Wednesday, May 14, 2008

Boston Legal and Beyond (you know, like the store!)


http://yourgossipgirls.blogspot.com/2008/04/thoughtful-issues-on-boston-legal.html

Boston Legal has to be the most ironic show on television. It's hilarious. They take everything that is ridiculous in this world and then apply the law (which is already ridiculous) to make it even more ridiculous than it is.


It's priceless!


And it seems that no one I know watches it. So here I sit, all alone, laughing out loud.

Denny Crane, (pictured at right in picture) a founding partner of the law firm who has long since lost his marbles is being sought by the Republican party as a candidate for the presidency (of the United States.) As his co-worker (James Spader, pictured at left) says to him, how can they be serious? During his interview they ask him how he feels about their greatest base ... the NRA. And he pulls out about six guns he has hidden all over his person and in his briefcase ... and they all look at each other with big smiles.

Denny says later, "Can't you see me on the terrace, a scotch, a cigar ... maybe even an intern?"

A woman seeking to be a priest is suing the Archdiocese of Boston for gender discrimination. "God beckoned me," the woman says to the judge as she starts her testimony.

And a call girl arrested for prostitution believes the law is archaic and needs to be changed. (Because it is arbitrary, unreasonable and therefore unconstitutional). I actually had no idea that prostitution was legal in so many countries! (Did I mention the lawyer arguing this case has Tourette's Syndrome?) Oh yes. The absurdity is heaped upon the absurd ... and yet, there is an underlying message in each crazy "case" steeped in facts that makes you think.

I love this show!

On another note, I am battling this stupid cold and it doesn't seem to be getting better -- but worse. And as I pondered how this could be, it occurred to me that instead of a gallbladder attack hitting me when I have so much to do, it is now this pain in the butt cold.

Before traveling the past few years, I was always attacked by the gall a few days before. This resulted in my not being able to prepare to leave without wondering hour by hour if I would be able to go at all. (This also was the reason I traveled through Europe last spring with the biggest suitcase in the world ... because I was a wreck before leaving and did not make sound decisions!)

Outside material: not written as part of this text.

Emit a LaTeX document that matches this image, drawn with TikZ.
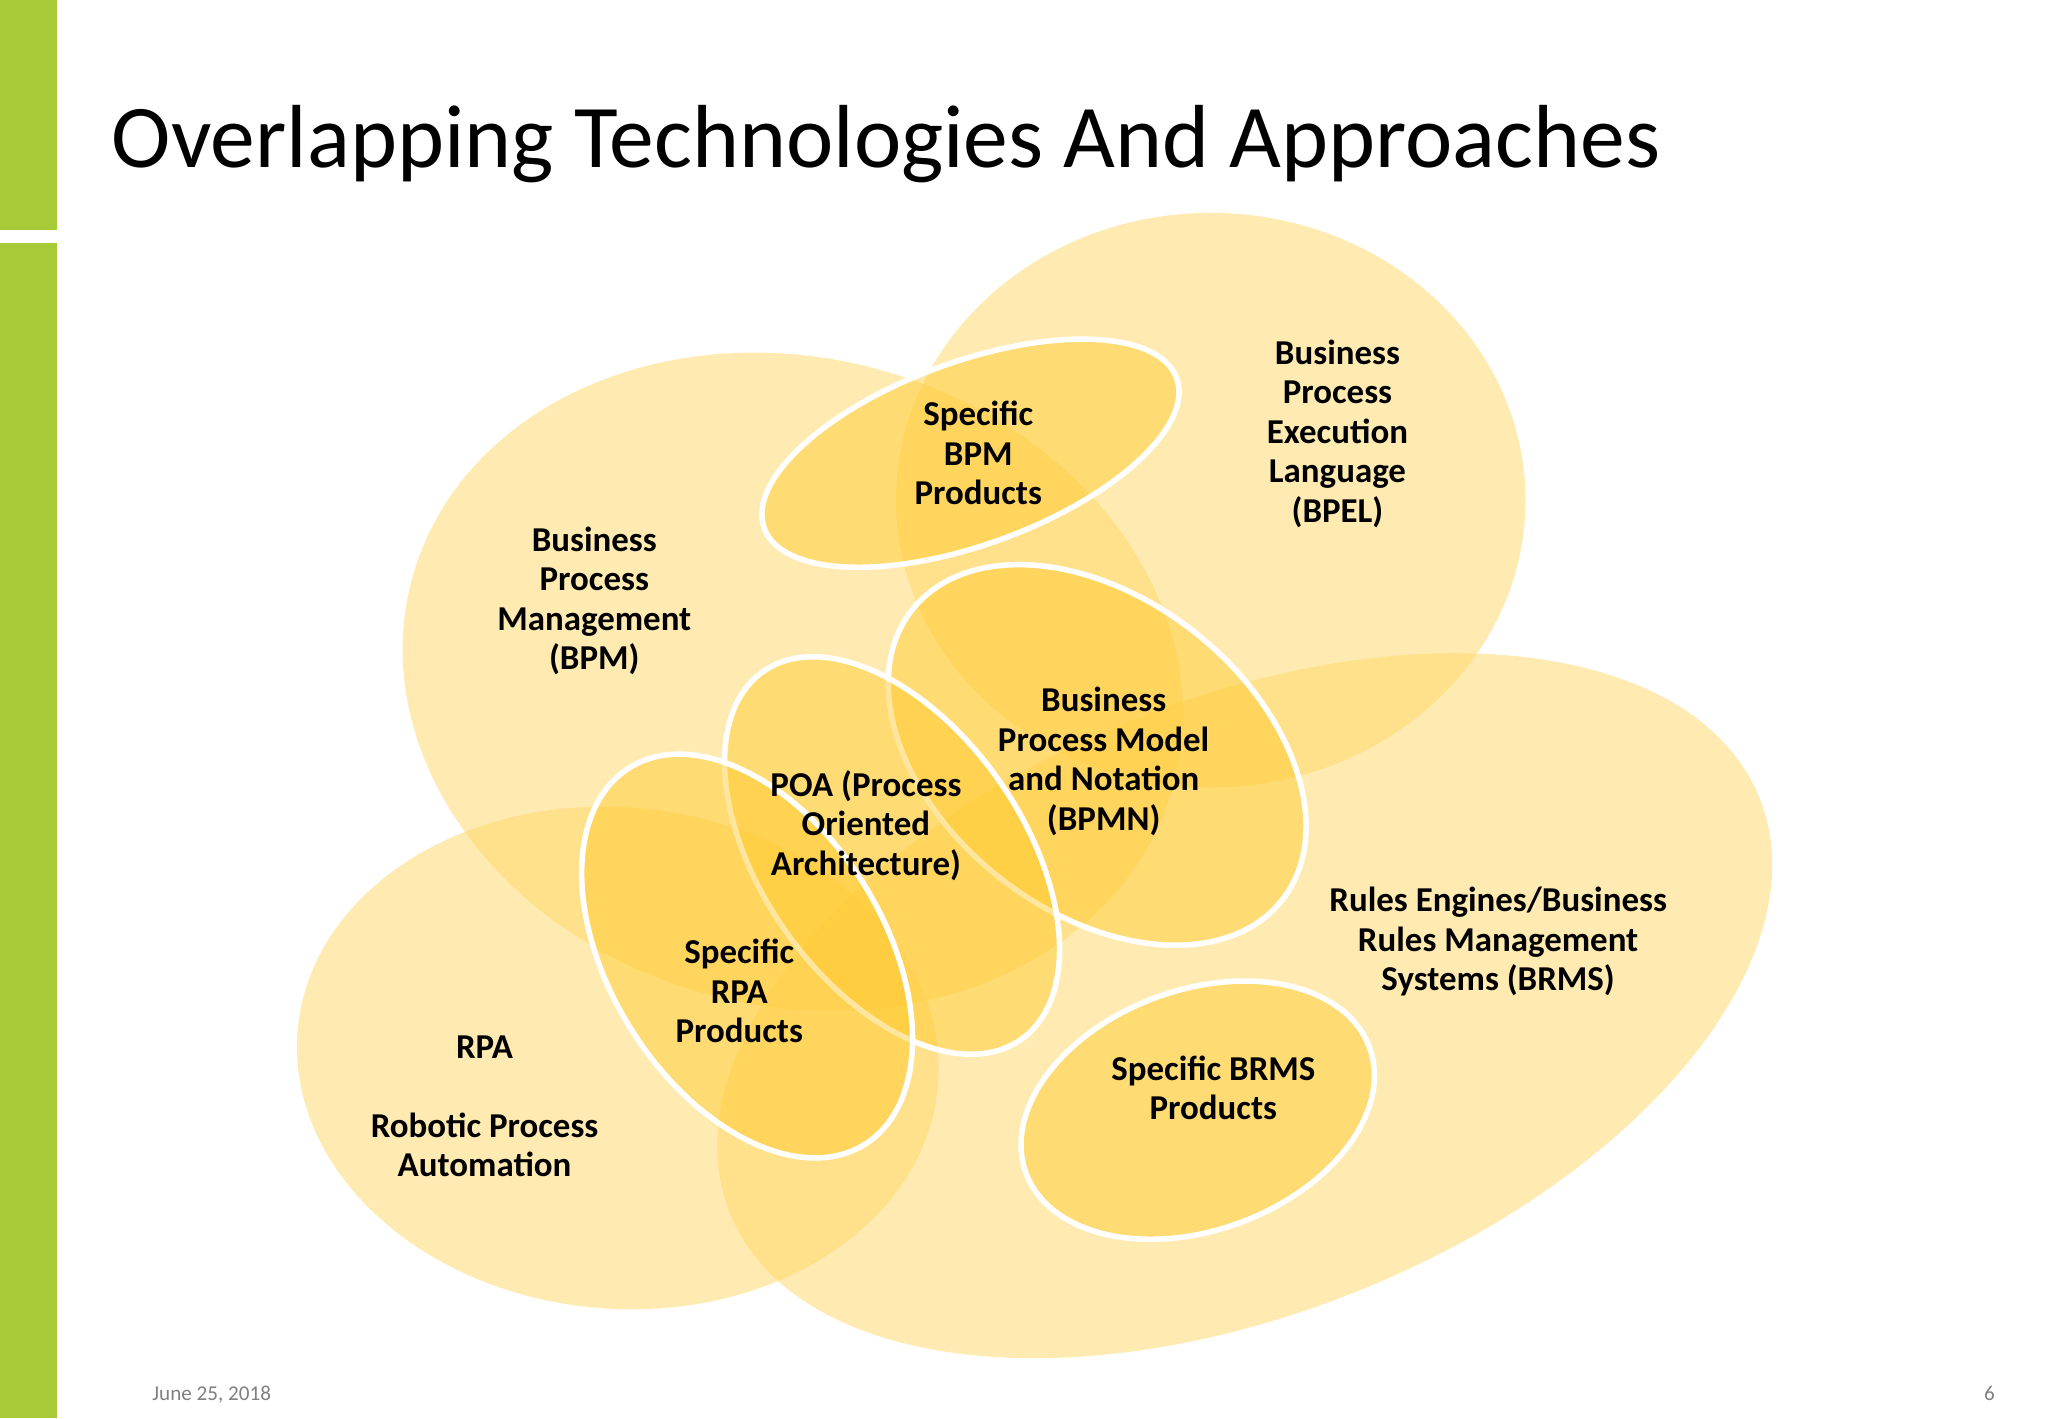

I woke up this morning having a packing dream -- I'd arrived in Oklahoma (my next destination) and forgotten to pack anything. So here's the way it must be. I think that I am this easy-going, devil-may-care person who flits through life easily ... and I'm not! I internalize my whatevers ... fears, trepidations, etc. about something new coming up and it manifests itself as some ailment or other.

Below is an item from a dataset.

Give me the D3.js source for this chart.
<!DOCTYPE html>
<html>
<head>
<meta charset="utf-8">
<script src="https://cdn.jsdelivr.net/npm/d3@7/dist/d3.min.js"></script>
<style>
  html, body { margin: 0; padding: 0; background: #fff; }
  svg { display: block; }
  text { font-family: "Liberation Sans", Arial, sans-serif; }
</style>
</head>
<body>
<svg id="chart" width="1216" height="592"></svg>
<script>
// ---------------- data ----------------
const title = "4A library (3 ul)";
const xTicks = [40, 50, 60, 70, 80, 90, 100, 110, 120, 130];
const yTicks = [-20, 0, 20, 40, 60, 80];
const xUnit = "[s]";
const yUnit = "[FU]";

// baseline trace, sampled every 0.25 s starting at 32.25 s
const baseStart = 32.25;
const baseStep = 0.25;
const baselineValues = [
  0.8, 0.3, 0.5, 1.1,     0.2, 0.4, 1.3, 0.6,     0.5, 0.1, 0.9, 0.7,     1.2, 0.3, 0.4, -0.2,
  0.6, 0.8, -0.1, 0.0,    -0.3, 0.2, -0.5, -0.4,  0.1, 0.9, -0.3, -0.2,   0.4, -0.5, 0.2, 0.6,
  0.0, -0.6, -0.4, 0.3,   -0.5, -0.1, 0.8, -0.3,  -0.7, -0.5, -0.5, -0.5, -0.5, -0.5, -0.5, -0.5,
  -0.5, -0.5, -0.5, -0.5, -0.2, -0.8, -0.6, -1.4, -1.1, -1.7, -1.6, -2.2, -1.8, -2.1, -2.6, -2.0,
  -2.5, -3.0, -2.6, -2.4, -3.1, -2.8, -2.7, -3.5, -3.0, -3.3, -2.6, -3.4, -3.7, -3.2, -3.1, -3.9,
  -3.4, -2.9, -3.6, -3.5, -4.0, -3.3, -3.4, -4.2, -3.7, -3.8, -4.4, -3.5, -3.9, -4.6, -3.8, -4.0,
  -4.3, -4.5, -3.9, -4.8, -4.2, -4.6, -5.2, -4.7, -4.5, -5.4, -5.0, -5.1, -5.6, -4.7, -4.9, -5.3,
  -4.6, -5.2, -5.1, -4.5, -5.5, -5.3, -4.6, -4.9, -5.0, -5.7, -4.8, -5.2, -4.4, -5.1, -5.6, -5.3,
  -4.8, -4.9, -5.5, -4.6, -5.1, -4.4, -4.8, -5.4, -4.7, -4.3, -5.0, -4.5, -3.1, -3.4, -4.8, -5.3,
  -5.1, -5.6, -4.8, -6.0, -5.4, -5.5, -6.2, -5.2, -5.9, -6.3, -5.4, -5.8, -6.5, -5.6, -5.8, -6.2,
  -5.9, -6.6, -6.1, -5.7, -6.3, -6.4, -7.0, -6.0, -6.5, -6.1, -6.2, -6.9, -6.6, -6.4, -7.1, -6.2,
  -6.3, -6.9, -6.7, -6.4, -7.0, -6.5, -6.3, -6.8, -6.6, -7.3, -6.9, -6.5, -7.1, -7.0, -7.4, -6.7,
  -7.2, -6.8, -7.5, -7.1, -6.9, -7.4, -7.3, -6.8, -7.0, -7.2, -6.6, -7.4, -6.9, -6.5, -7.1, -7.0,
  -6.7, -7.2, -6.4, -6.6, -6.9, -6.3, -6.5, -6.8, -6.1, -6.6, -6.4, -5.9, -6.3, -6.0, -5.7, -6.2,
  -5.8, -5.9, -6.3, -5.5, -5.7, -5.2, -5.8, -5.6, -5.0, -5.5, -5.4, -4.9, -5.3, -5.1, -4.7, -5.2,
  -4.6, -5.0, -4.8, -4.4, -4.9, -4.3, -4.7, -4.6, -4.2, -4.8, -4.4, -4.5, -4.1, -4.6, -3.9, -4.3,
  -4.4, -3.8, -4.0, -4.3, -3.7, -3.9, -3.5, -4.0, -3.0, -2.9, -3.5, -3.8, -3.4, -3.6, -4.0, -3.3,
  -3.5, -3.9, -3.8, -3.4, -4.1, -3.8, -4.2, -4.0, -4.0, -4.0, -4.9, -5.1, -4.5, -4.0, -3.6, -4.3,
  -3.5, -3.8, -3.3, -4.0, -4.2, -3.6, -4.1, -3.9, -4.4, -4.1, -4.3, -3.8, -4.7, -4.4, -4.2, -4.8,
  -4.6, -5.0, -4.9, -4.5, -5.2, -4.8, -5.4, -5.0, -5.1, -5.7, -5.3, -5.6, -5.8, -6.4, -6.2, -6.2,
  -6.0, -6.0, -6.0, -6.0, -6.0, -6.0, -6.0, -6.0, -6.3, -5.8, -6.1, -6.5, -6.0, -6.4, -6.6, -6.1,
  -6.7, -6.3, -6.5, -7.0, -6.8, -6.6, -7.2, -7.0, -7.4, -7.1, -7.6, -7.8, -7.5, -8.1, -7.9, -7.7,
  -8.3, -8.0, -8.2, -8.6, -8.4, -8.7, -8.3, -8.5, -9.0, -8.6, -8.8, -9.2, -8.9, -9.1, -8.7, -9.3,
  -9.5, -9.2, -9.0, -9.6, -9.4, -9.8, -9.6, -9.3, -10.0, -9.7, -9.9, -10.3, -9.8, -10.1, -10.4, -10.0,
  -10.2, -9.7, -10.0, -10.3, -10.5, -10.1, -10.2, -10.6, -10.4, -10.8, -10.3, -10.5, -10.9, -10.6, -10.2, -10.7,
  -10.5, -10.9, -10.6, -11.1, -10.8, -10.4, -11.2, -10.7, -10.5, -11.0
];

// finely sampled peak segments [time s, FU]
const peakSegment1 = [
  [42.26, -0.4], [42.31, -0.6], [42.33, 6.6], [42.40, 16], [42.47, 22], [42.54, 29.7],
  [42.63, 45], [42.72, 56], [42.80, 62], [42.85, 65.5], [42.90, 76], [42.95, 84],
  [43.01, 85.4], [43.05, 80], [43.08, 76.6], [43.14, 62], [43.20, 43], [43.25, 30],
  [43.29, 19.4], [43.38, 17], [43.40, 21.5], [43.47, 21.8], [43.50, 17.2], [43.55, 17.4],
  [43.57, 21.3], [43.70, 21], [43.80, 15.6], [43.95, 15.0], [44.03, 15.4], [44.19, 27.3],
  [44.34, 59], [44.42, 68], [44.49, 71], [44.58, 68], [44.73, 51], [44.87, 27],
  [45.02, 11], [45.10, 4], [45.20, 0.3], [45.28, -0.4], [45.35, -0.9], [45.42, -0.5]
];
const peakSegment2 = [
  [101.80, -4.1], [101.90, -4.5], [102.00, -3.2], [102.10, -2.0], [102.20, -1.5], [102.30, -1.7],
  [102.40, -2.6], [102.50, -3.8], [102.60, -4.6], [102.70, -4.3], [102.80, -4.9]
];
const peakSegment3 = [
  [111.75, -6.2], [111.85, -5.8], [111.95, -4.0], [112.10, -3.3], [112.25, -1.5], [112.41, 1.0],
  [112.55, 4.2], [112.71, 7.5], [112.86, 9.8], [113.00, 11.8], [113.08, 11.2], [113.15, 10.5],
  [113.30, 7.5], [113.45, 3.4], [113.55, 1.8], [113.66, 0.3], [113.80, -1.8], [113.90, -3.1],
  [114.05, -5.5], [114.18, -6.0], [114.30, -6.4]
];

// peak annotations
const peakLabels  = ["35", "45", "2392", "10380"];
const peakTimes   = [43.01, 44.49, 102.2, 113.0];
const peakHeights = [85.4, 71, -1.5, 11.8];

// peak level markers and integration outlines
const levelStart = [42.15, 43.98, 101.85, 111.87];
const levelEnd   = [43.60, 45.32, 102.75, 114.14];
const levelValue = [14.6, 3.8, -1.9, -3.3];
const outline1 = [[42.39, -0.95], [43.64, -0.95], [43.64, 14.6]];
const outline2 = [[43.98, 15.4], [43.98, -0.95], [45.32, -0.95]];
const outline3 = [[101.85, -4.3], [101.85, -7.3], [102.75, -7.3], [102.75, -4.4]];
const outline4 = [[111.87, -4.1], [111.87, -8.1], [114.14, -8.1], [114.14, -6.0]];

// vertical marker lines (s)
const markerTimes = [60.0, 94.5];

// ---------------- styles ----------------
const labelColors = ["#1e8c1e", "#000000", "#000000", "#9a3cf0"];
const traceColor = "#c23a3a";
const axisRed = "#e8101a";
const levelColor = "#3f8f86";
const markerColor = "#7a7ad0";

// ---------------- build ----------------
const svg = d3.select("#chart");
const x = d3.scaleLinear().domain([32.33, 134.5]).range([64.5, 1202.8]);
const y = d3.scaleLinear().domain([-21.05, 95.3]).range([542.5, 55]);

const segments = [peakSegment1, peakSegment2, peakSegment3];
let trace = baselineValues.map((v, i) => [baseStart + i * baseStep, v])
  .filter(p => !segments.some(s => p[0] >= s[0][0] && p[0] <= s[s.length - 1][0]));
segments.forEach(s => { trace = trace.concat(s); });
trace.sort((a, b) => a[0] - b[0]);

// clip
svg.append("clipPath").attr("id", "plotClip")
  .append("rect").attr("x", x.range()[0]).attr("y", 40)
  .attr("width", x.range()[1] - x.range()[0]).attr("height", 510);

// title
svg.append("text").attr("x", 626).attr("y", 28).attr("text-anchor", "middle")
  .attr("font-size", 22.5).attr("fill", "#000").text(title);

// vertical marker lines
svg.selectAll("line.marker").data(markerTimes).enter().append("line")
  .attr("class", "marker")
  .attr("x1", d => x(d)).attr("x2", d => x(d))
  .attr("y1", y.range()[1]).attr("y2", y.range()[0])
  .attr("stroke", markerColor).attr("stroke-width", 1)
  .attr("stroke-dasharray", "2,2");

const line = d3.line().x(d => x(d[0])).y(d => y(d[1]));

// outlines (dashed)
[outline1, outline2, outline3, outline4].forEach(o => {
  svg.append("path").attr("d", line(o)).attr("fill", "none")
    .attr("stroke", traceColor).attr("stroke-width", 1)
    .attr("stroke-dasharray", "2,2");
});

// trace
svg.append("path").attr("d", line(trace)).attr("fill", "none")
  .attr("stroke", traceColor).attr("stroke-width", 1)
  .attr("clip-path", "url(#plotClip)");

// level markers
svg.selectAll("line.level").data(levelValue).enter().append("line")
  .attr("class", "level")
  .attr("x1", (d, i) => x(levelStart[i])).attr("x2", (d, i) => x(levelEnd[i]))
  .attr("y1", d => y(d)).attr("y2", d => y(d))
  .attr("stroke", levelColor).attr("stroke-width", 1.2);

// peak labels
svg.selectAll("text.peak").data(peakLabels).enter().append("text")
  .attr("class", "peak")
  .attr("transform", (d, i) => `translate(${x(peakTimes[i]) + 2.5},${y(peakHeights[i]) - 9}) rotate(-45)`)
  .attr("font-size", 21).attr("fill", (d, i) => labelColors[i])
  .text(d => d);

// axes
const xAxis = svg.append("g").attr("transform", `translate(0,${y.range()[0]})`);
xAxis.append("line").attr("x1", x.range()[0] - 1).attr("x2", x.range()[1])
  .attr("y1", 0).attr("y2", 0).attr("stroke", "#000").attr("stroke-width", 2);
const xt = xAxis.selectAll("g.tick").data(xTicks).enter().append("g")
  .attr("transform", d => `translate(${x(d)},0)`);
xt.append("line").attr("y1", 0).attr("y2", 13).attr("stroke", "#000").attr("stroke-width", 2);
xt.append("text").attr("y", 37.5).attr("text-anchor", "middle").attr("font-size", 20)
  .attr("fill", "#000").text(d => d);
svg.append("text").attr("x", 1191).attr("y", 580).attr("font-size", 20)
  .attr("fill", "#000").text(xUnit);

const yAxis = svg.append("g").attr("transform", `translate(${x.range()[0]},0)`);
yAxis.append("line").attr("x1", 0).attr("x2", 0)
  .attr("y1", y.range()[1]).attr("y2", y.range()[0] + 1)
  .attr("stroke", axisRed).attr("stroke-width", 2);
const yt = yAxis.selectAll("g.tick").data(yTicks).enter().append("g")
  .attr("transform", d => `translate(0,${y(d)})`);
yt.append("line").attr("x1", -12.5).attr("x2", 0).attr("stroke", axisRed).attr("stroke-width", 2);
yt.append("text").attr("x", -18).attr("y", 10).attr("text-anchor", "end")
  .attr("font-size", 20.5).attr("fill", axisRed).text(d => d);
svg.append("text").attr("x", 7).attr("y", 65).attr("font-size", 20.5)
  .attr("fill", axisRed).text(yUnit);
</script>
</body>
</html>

Before every interview I ever did -- over the span of quite a few years -- I was always a nervous wreck beforehand ... and had to plan extra time beforehand to fit in the inevitable bathroom breaks that were a result of a nervous stomach. It actually took me a long time to figure that out, and I guess it was really last summer, before I went on vacation for two weeks and was sitting in an emergency room with a gallbladder attack that I put it together that traveling was not good for my health!

It is a lot of travel all clumped together. I went to Chicago last week, I am leaving for Oklahoma on Sunday and then California the first of June. And on top of that I have a daughter graduating from college and moving away.

Now, I don't feeeeeeeeeeeeeeeel like any of that stuff is a big deal. But I think because of that, I get sick.

So what should I do? Throw myself on my knees and sob because I have to travel so much? (But I like to travel!)

Should I beg my daughter not to grow up and move back home? (But I think it's wonderful what she is doing and I know she is going to have a great experience in a great city.)

So how do you keep your body from internalizing things and dealing with issues that must bother you when you don't know they are bothering you until you get sick?

There was NOTHING I could do before an interview ... even though I knew it would happen, even though I meditated to try to combat it ... the only cure was to actually begin the interview, then I would get into a groove and at the end I always left feeling great, pumped up and energized.

And I always enjoy myself traveling and am never sick while doing so -- I just don't get it.

Oh well. I'm off to drown my sorrows in cough medicine.  Which is also interesting.  I hate to take drugs (legal ones anyway) and I discovered that I have this pattern.  I do NOT take drugs for days, instead ingesting hideous juices, etc. but then I start to get worse, which is what you do when you are sick, feel sick, get worse, then get better ... but I don't buy the drugs until I am just about better.  How do I know this for sure?

I have a little stash of cold medications and I went to them.  Three boxes of various things, night-time remedies, daytime, cold, allergy relief ... and they were all expired.  In 2000, and 2004.  So that means I haven't been this sick in four years!  AND wasn't that sick prior to that for four years.  So I am just enduring my every-four-year cold!  I am such a researcher with such clear cut data!

So I guess I have to go out and buy the medicine so it can sit in my closet for four more years.  (All the boxes had one or two tablets taken out of them and that was it!)  Clearly that is my sacrifice to the Gods!